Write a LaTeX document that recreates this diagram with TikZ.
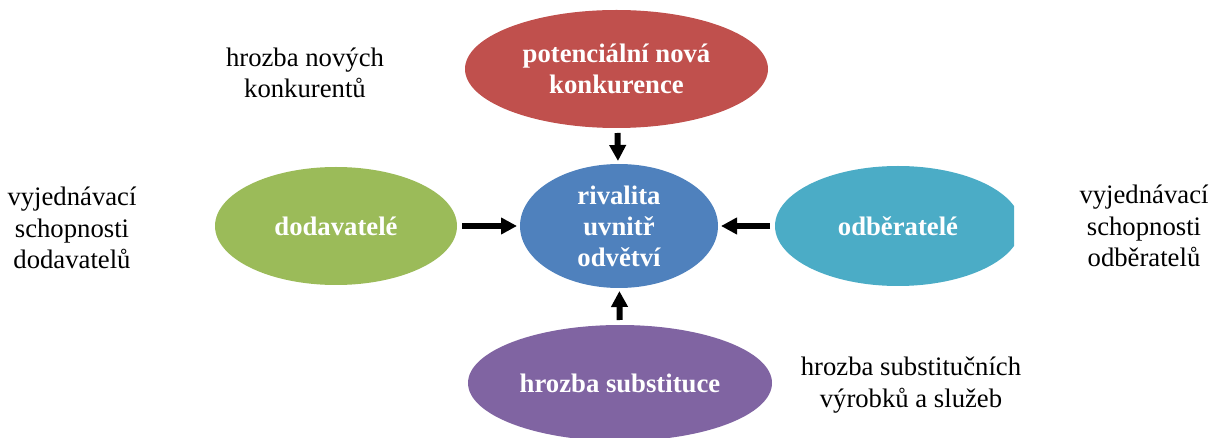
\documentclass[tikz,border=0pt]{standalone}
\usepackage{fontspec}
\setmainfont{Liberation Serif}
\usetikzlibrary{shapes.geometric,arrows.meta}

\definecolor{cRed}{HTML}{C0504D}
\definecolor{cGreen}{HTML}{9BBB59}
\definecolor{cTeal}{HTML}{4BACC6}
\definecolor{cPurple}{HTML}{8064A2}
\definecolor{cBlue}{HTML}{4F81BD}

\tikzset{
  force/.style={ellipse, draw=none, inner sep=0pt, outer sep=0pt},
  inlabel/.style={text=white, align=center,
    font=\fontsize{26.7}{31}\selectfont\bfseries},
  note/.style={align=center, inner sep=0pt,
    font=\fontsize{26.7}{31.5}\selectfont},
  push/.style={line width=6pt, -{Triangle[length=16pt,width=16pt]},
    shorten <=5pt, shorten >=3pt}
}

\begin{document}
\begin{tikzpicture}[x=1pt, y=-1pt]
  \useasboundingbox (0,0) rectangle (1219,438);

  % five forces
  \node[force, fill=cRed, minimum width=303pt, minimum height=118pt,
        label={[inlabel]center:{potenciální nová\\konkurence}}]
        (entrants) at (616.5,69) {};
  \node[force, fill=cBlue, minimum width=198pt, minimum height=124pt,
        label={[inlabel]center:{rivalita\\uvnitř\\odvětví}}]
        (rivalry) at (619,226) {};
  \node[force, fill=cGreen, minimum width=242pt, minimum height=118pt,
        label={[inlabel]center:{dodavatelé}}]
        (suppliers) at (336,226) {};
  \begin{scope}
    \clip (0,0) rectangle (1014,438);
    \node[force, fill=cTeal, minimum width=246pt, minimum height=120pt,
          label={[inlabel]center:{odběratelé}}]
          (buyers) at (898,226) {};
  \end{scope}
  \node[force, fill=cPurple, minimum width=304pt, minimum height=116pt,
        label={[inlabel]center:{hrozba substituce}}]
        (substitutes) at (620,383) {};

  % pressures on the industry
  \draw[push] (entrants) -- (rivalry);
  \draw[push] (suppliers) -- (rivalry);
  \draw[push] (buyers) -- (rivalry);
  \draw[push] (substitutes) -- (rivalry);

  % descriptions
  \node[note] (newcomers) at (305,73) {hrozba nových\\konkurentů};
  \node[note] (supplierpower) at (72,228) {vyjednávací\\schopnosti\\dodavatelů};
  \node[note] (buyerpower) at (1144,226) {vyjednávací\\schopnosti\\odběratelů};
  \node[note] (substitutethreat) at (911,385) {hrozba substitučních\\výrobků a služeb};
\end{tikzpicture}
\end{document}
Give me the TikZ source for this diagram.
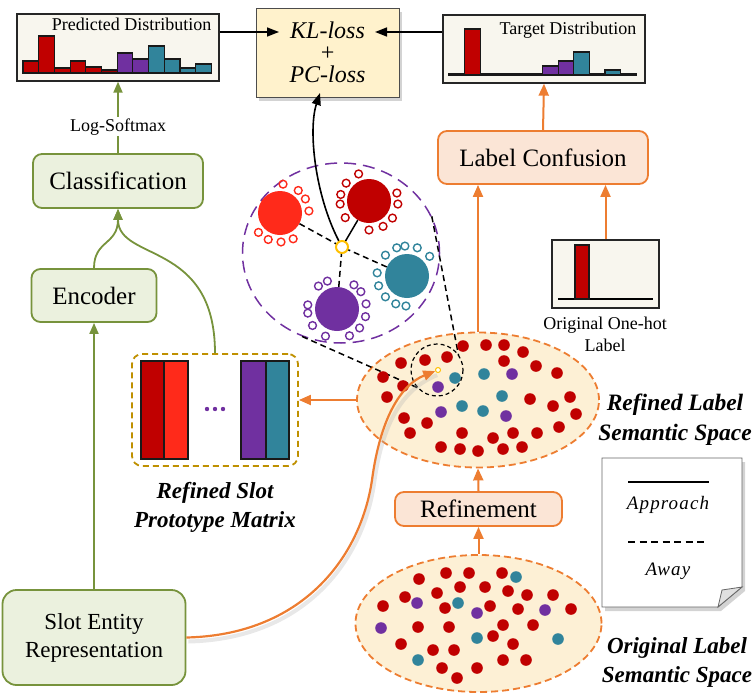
--------------------------------------------------
### Required task
Write the records out once more, exactly as they appear, with no pictures.

### Correct answer
Write a LaTeX document that recreates this diagram with TikZ.
\documentclass[tikz,border=0pt]{standalone}
\usepackage{fontspec}
\setmainfont{Liberation Serif}
\usetikzlibrary{shapes.geometric,arrows.meta}

\definecolor{cRed}{HTML}{C0504D}
\definecolor{cGreen}{HTML}{9BBB59}
\definecolor{cTeal}{HTML}{4BACC6}
\definecolor{cPurple}{HTML}{8064A2}
\definecolor{cBlue}{HTML}{4F81BD}

\tikzset{
  force/.style={ellipse, draw=none, inner sep=0pt, outer sep=0pt},
  inlabel/.style={text=white, align=center,
    font=\fontsize{26.7}{31}\selectfont\bfseries},
  note/.style={align=center, inner sep=0pt,
    font=\fontsize{26.7}{31.5}\selectfont},
  push/.style={line width=6pt, -{Triangle[length=16pt,width=16pt]},
    shorten <=5pt, shorten >=3pt}
}

\begin{document}
\begin{tikzpicture}[x=1pt, y=-1pt]
  \useasboundingbox (0,0) rectangle (1219,438);

  % five forces
  \node[force, fill=cRed, minimum width=303pt, minimum height=118pt,
        label={[inlabel]center:{potenciální nová\\konkurence}}]
        (entrants) at (616.5,69) {};
  \node[force, fill=cBlue, minimum width=198pt, minimum height=124pt,
        label={[inlabel]center:{rivalita\\uvnitř\\odvětví}}]
        (rivalry) at (619,226) {};
  \node[force, fill=cGreen, minimum width=242pt, minimum height=118pt,
        label={[inlabel]center:{dodavatelé}}]
        (suppliers) at (336,226) {};
  \begin{scope}
    \clip (0,0) rectangle (1014,438);
    \node[force, fill=cTeal, minimum width=246pt, minimum height=120pt,
          label={[inlabel]center:{odběratelé}}]
          (buyers) at (898,226) {};
  \end{scope}
  \node[force, fill=cPurple, minimum width=304pt, minimum height=116pt,
        label={[inlabel]center:{hrozba substituce}}]
        (substitutes) at (620,383) {};

  % pressures on the industry
  \draw[push] (entrants) -- (rivalry);
  \draw[push] (suppliers) -- (rivalry);
  \draw[push] (buyers) -- (rivalry);
  \draw[push] (substitutes) -- (rivalry);

  % descriptions
  \node[note] (newcomers) at (305,73) {hrozba nových\\konkurentů};
  \node[note] (supplierpower) at (72,228) {vyjednávací\\schopnosti\\dodavatelů};
  \node[note] (buyerpower) at (1144,226) {vyjednávací\\schopnosti\\odběratelů};
  \node[note] (substitutethreat) at (911,385) {hrozba substitučních\\výrobků a služeb};
\end{tikzpicture}
\end{document}
Give me the TikZ source for this diagram.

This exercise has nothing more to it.